When it comes to the law's birth control mandate, the study found numerous instances of non-compliance, a trend supported by other recent reviews. Even though most private insurers must cover all Food and Drug Administration–approved forms of contraception at no cost, some plans were requiring a copayment, while others limited the methods they would cover.

"Any woman knows there is a big difference between taking the pill and getting an [intrauterine device]," said Sharon Levin, director of federal reproductive health policy for NWLC.

Some of the group's recommendations for bringing insurers into compliance include requiring more transparency from the plans during open enrollment and urging federal and state regulators to exhibit more oversight. The group also encourages consumers to work with advocates when they run into coverage barriers, because the organization said it has seen some success with insurers voluntarily changing their plans.
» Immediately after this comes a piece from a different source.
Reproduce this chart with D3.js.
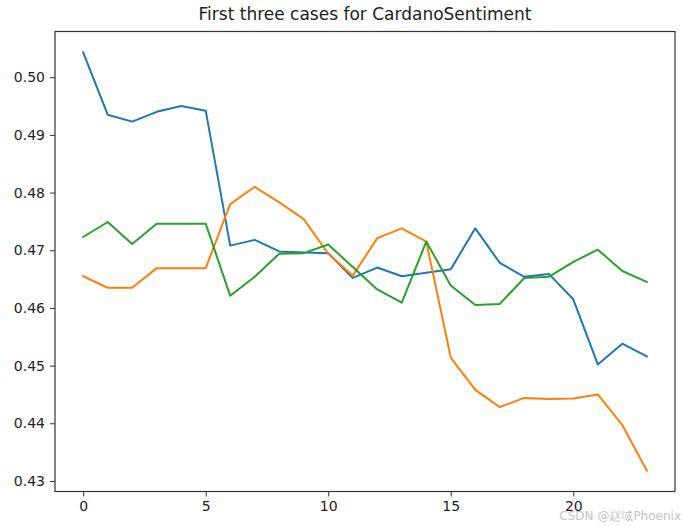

"We don't need federal legislation, there is already a federal law," Levin said. "We need administration action and regulation to make sure it's implemented correctly."

Washington Democrat Patty Murray, ranking member of the Senate Health, Education, Labor, and Pensions Committee and a champion of women's health issues, sent a letter earlier this week to certain insurance plans in her state over their failure to cover numerous forms of contraception and provide women with accurate information about the services available under the health law.

"I request an update in writing on your steps to correct these issues for women across Washington State immediately," she wrote.